Holding — Anderson, J.
- The Supreme Court of Mississippi held that a holder in due course of a note, even if it had been materially altered, could recover on the note according to its original tenor.
Rule
- A holder in due course of a negotiable instrument may enforce it according to its original tenor even if the instrument has been materially altered, provided the holder acquired it for value and without notice of any defenses.
Reasoning
- The court reasoned that, under the Negotiable Instruments Act, a note that was delivered without a specified time for payment was payable on demand.
- Despite the alteration regarding the due date, the appellee purchased the notes within a reasonable time after their execution and delivery, without notice of any alteration.
- The court emphasized that the statutory provisions allowed a holder in due course to enforce the notes according to their original terms, as long as they held the notes for value and without notice of any defenses.
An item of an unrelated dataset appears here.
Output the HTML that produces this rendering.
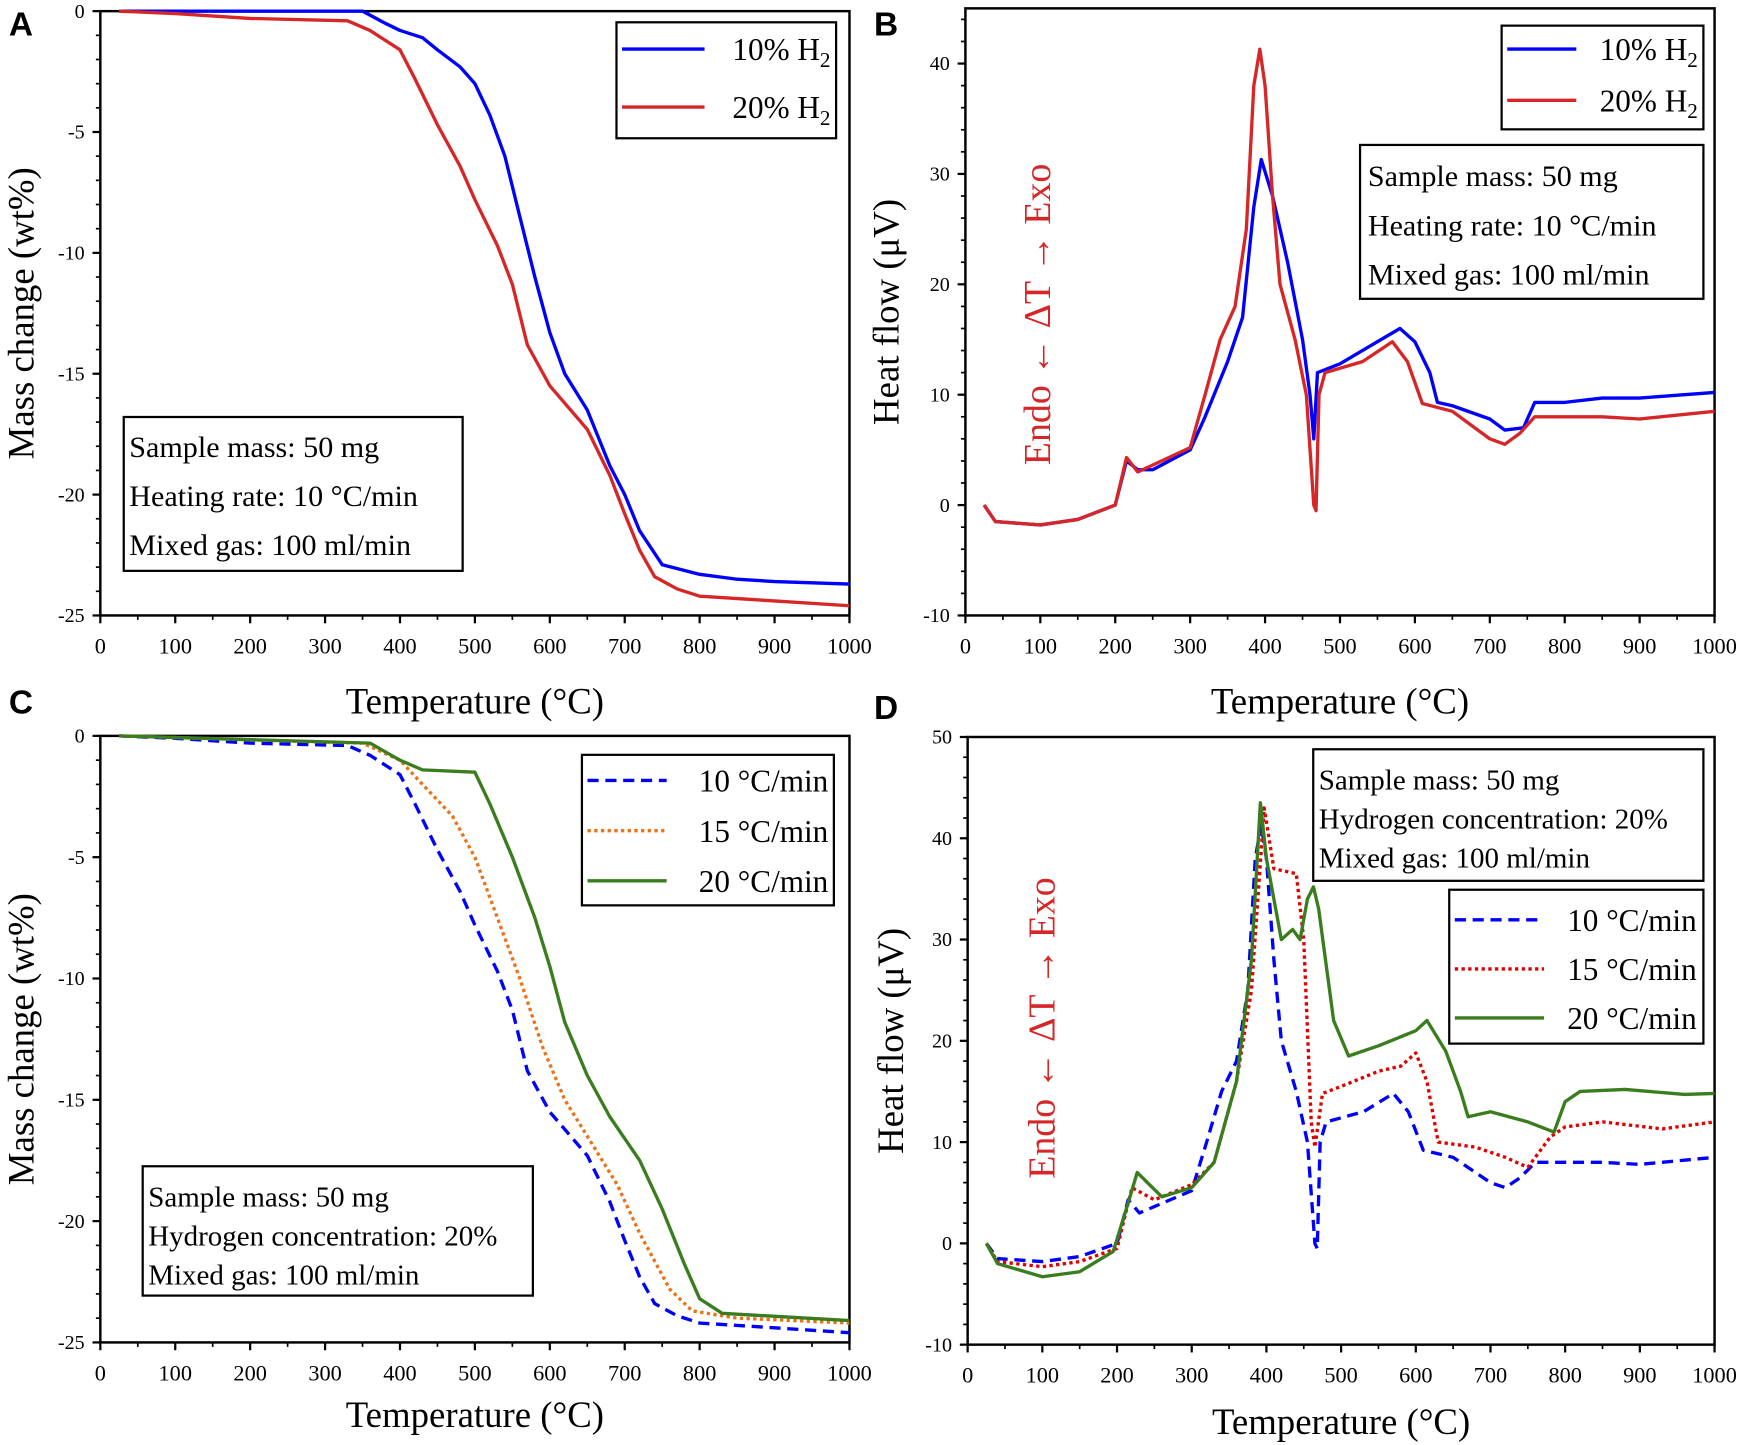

- The court also confirmed that the appellant's claims regarding the lack of delivery and unauthorized alteration did not affect the appellee's rights as a holder in due course.
- Therefore, the trial court's decision to direct a verdict for the appellee was affirmed.
Deep Dive: How the Court Reached Its Decision
Legal Framework of Negotiable Instruments
The court's reasoning was grounded in the provisions of the Negotiable Instruments Act, which delineates the rights and duties concerning negotiable instruments. Specifically, Section 7 of the Act stated that a note without an expressed time of payment is payable on demand, which was the case for the notes in question. Additionally, Section 124 established that even if an instrument was materially altered, a holder in due course could still enforce it according to its original tenor, provided they acquired it without knowledge of the alteration. This framework set the stage for determining whether the appellee, Mrs. Stark, qualified as a holder in due course despite the disputed alteration of the notes. The court sought to affirm the rights of bona fide purchasers in the context of negotiable instruments, emphasizing the importance of protecting those who acquire such instruments in good faith.
Material Alteration and Holder in Due Course
The court addressed the appellant's argument that the notes had been materially altered when the due date was inserted without his consent. It acknowledged that the alteration was indeed material, as per Section 125 of the Act, which defined such changes to the time or place of payment as significant. However, the key consideration was whether the appellee could still enforce the notes as originally intended. The court determined that since Mrs. Stark had purchased the notes within a reasonable time after their execution and without notice of the alteration, she was entitled to the protections afforded to a holder in due course. This determination aligned with the general principles of negotiable instruments, which aim to facilitate commerce and protect those who deal in good faith.
Appellant's Claims and Defenses
The appellant, T.C. Wilson, raised several defenses, including the claim that the lack of delivery of the safe rendered the notes void due to failure of consideration. The court, however, found that the delivery issue did not impact the appellee’s rights as a holder in due course. The rationale was that the holder's rights are distinct from the underlying transaction between the original parties, particularly when the holder acquires the instrument in good faith. Thus, even if the appellant had valid defenses against the original payee, those defenses could not be asserted against the appellee, who had no prior relationship with the appellant and held the notes free from such encumbrances. This distinction reinforced the integrity of negotiable instruments as a reliable means of exchange.
Timing of Negotiation
The court considered the timing of the negotiation of the notes, which was crucial to determining whether the appellee was a holder in due course. Under Section 1 and Section 53 of the Negotiable Instruments Act, a holder must acquire the instrument within a reasonable time after its issuance to qualify for holder in due course status. The court found that Mrs. Stark had indeed purchased the notes within an acceptable timeframe, further solidifying her position as a holder in due course. This aspect of the reasoning highlighted the importance of timing and good faith in the transfer of negotiable instruments, protecting those who act promptly and without knowledge of defects.
Conclusion and Impact on Judgment
Ultimately, the court concluded that the trial court had not erred in directing a verdict for the appellee, Mrs. Stark. The court's application of the Negotiable Instruments Act confirmed that despite the material alteration, her rights as a holder in due course were intact. The judgment in favor of the appellee affirmed the legal protections afforded to bona fide purchasers of negotiable instruments, thus promoting confidence in commercial transactions. This ruling underscored the balance between the rights of original parties to a contract and the protections extended to third-party holders, which is fundamental to the functioning of financial instruments in commerce. The court's decision, therefore, not only resolved the immediate dispute but also reinforced the principles governing negotiable instruments.